Paper No. 27-4
Presentation Time: 8:00 AM-12:00 PM
TRACING INFILTRATION OF PFAS CONTAMINATION FROM SOIL TO A FRACTURED BEDROCK AQUIFER USING TRACE ELEMENT AND ISOTOPE GEOCHEMISTRY
Widespread PFAS groundwater contamination in Hoosick Falls, NY and Bennington, VT has impacted over 1,000 wells across a >100 square mile area (250 km2). Most of these residential wells and the Hoosick Falls village water supply are contaminated with PFOA above the EPA’s health advisory level. Contamination of the groundwater comes mainly from deposition to the land surface of PFOA aerosols emitted from manufacturers, PFOA is then transmitted through the vadose zone to contaminate both unconsolidated and bedrock aquifers.
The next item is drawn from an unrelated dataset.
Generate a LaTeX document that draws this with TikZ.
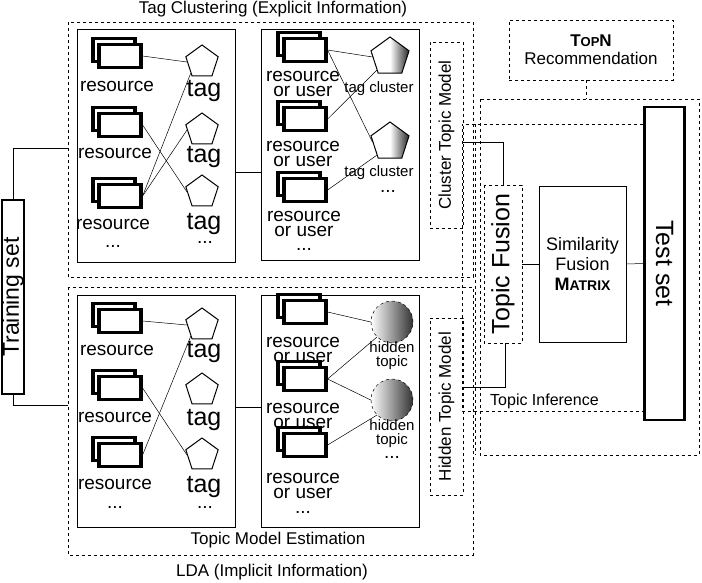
\documentclass[tikz,border=0pt]{standalone}
\usepackage{fontspec}
\setmainfont{Liberation Sans}
\usetikzlibrary{shapes.geometric,shadows}
\begin{document}
\begin{tikzpicture}[x=1pt,y=-1pt,
  dbox/.style={draw,dashed,line width=0.7pt},
  sbox/.style={draw,line width=0.8pt},
  res/.style={draw,line width=3.2pt,fill=white,minimum width=42,minimum height=23,inner sep=0,
     copy shadow={shadow xshift=-6pt,shadow yshift=6pt,draw,line width=3.2pt,fill=white}},
  tagp/.style={draw,regular polygon,regular polygon sides=5,minimum size=34,inner sep=0,line width=1pt,fill=white},
  clus/.style={tagp,minimum size=40,left color=white,right color=black!85,middle color=white},
  hid/.style={circle,draw,dashed,minimum size=42,inner sep=0,line width=0.5pt,left color=white,right color=black!80},
  lbl/.style={font=\fontsize{19}{15.5}\selectfont,align=center,inner sep=0},
  tg/.style={font=\fontsize{25}{24}\selectfont,inner sep=0},
  sm/.style={font=\fontsize{15}{14}\selectfont,align=center,inner sep=0},
  ln/.style={line width=0.5pt}]
\useasboundingbox (0,0) rectangle (702,582);
% outer dashed
\draw[dbox] (68,22) rectangle (473,277);
\draw[dbox] (68,287) rectangle (473,555);
\node[font=\fontsize{17}{17}\selectfont] (t1) at (273,9) {Tag Clustering (Explicit Information)};
\node[font=\fontsize{17}{17}\selectfont] (t2) at (278,540) {Topic Model Estimation};
\node[font=\fontsize{17}{17}\selectfont] (t3) at (272,572) {LDA (Implicit Information)};
% training set
\node[draw,line width=2.6pt,minimum width=194,minimum height=22,rotate=90,font=\fontsize{23}{23}\selectfont,inner sep=0] (train) at (13,297) {Training set};
\coordinate (tl1) at (68,148); \coordinate (tl2) at (68,405);
\draw[ln] (train.east) -- (13,148) -- (tl1);
\draw[ln] (train.west) -- (13,405) -- (tl2);
% inner panels
\node[sbox,minimum width=158,minimum height=233,inner sep=0] (p1) at (156,145.5) {};
\node[sbox,minimum width=158,minimum height=231,inner sep=0] (p2) at (340,144.5) {};
\node[sbox,minimum width=158,minimum height=232,inner sep=0] (p3) at (156,411) {};
\node[sbox,minimum width=158,minimum height=232,inner sep=0] (p4) at (340,411) {};
\draw[ln] (p1.east|-0,172) -- (p2.west|-0,172);
\draw[ln] (p3.east|-0,407) -- (p4.west|-0,407);
% ---- top left
\foreach \i/\y in {1/56,2/125,3/196}{\node[res] (a\i) at (120,\y) {};}
\node[lbl] at (117,86) {resource};
\node[lbl] at (115,153) {resource};
\node[lbl] at (113,224) {resource};
\node[lbl] at (113,246) {...};
\foreach \i/\y in {1/62,2/130,3/192}{\node[tagp] (b\i) at (202,\y) {};}
\node[tg] at (204,91) {tag};
\node[tg] at (204,157) {tag};
\node[tg] at (204,224) {tag};
\node[lbl] at (205,242) {...};
\draw[ln] (a1.east) -- (b1.west);
\draw[ln] (a3.east) -- (b1.south west);
\draw[ln] (a3.east) -- (b2.west);
\draw[ln] (a2.east) -- (b3.west);
% ---- top middle
\foreach \i/\y in {1/50,2/119,3/190}{\node[res] (c\i) at (305,\y) {};}
\node[lbl] at (303,84) {resource\\or user};
\node[lbl] at (303,154) {resource\\or user};
\node[lbl] at (304,224) {resource\\or user};
\node[lbl] at (304,249) {...};
\node[clus] (d1) at (390,57) {};
\node[clus] (d2) at (390,142) {};
\node[sm] at (379,89) {tag cluster};
\node[sm] at (379,173) {tag cluster};
\node[lbl] at (388,191) {...};
\draw[ln] (c1.east) -- (d1.west);
\draw[ln] (c1.east) -- (d2.west);
\draw[ln] (c2.east) -- (d1.south west);
\draw[ln] (c3.east) -- (d2.south west);
\node[dbox,minimum width=33,minimum height=186,inner sep=0] (ctm) at (446.5,135) {};
\node[rotate=90,font=\fontsize{17}{17}\selectfont] at (ctm) {Cluster Topic Model};
% ---- bottom left
\foreach \i/\y in {1/321,2/388,3/455}{\node[res] (e\i) at (120,\y) {};}
\node[lbl] at (117,350) {resource};
\node[lbl] at (115,417) {resource};
\node[lbl] at (115,484) {resource};
\node[lbl] at (115,507) {...};
\foreach \i/\y in {1/325,2/390,3/455}{\node[tagp] (f\i) at (202,\y) {};}
\node[tg] at (204,352) {tag};
\node[tg] at (204,420) {tag};
\node[tg] at (204,487) {tag};
\node[lbl] at (205,507) {...};
\draw[ln] (e1.east) -- (f1.west);
\draw[ln] (e3.east) -- (f1.south west);
\draw[ln] (e2.east) -- (f3.west);
% ---- bottom middle
\foreach \i/\y in {1/312,2/379,3/445}{\node[res] (g\i) at (305,\y) {};}
\node[lbl] at (303,350) {resource\\or user};
\node[lbl] at (303,416) {resource\\or user};
\node[lbl] at (303,486) {resource\\or user};
\node[lbl] at (303,512) {...};
\node[hid] (h1) at (392,322) {};
\node[hid] (h2) at (392,400) {};
\node[sm] at (392,356) {hidden\\topic};
\node[sm] at (392,434) {hidden\\topic};
\node[lbl] at (392,457) {...};
\draw[ln] (g1.east) -- (h1.west);
\draw[ln] (g2.east) -- (h1.south west);
\draw[ln] (g2.east) -- (h2.west);
\draw[ln] (g3.east) -- (h2.south west);
\node[dbox,minimum width=33,minimum height=177,inner sep=0] (htm) at (446.5,406.5) {};
\node[rotate=90,font=\fontsize{17}{17}\selectfont] at (htm) {Hidden Topic Model};
% ---- right region
\draw[dbox] (480,99) rectangle (699,455);
\draw[dbox] (643,124) -- (462,124) -- (462,411) -- (643,411);
\draw[dbox] (475,124) -- (475,455);
\node[font=\fontsize{16}{16}\selectfont,anchor=west,inner sep=0] (ti) at (490,401) {Topic Inference};
\node[dbox,minimum width=164,minimum height=60,inner sep=0,align=center,font=\fontsize{17}{18}\selectfont] (topn) at (591,50) {\textbf{T{\fontsize{13}{13}\selectfont OP}N}\\Recommendation};
\draw[dbox] (topn.south-|586,0) -- (586,99);
\node[draw,line width=2.8pt,minimum width=313,minimum height=40,rotate=-90,inner sep=0,fill=white,font=\fontsize{25}{25}\selectfont] (test) at (664.5,263.5) {Test set};
\node[dbox,fill=white,minimum width=158,minimum height=38,rotate=90,inner sep=0,font=\fontsize{25}{25}\selectfont] (tf) at (503,264) {Topic Fusion};
\node[sbox,minimum width=87,minimum height=156,inner sep=0,align=center,font=\fontsize{18}{20}\selectfont] (sim) at (582.5,264) {Similarity\\Fusion\\\textbf{M{\fontsize{14}{14}\selectfont ATRIX}}};
\draw[ln] (tf.south) -- (sim.west);
\draw[ln] (sim.east) -- (test.south);
\draw[ln] (ctm.east|-0,142) -- (503,142) -- (tf.east);
\draw[ln] (htm.east|-0,387) -- (505,387) -- (tf.west-|505,0);
\end{tikzpicture}
\end{document}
However, PFOA concentrations across the area are highly variable, and some wells contain anomalously low concentrations despite being within the boundaries of the contaminant plume. We report here on efforts to understand the transmission of aerosol-deposited PFOA from glacial till and fluvial aquifers to the fractured rock aquifer through multi-component analysis of geochemical and stable isotope data. We have compiled a dataset that includes water samples from private bedrock wells, overburden monitoring wells and shallow borings, springs, and groundwater seeps. Principal Component Analysis was used in attempt to differentiate distinct aquifer recharge sources. Groundwater samples were grouped by inferred recharge sources, followed by a statistical analysis to determine a relationship with average PFOA concentrations and recharge patterns in overburden wells. Initial results suggest a relationship between high PFOA concentrations and slower, lower-permeability flow paths through the unconsolidated aquifer, suggesting that dilution by meteoric water along higher-permeability flow paths may be an important factor in controlling PFOA concentrations. Additionally, portions of the fractured rock aquifer that receive recharge directly from the overlying unconsolidated materials generally have higher PFOA concentrations than parts of the aquifer that receive recharge from more distant flow paths.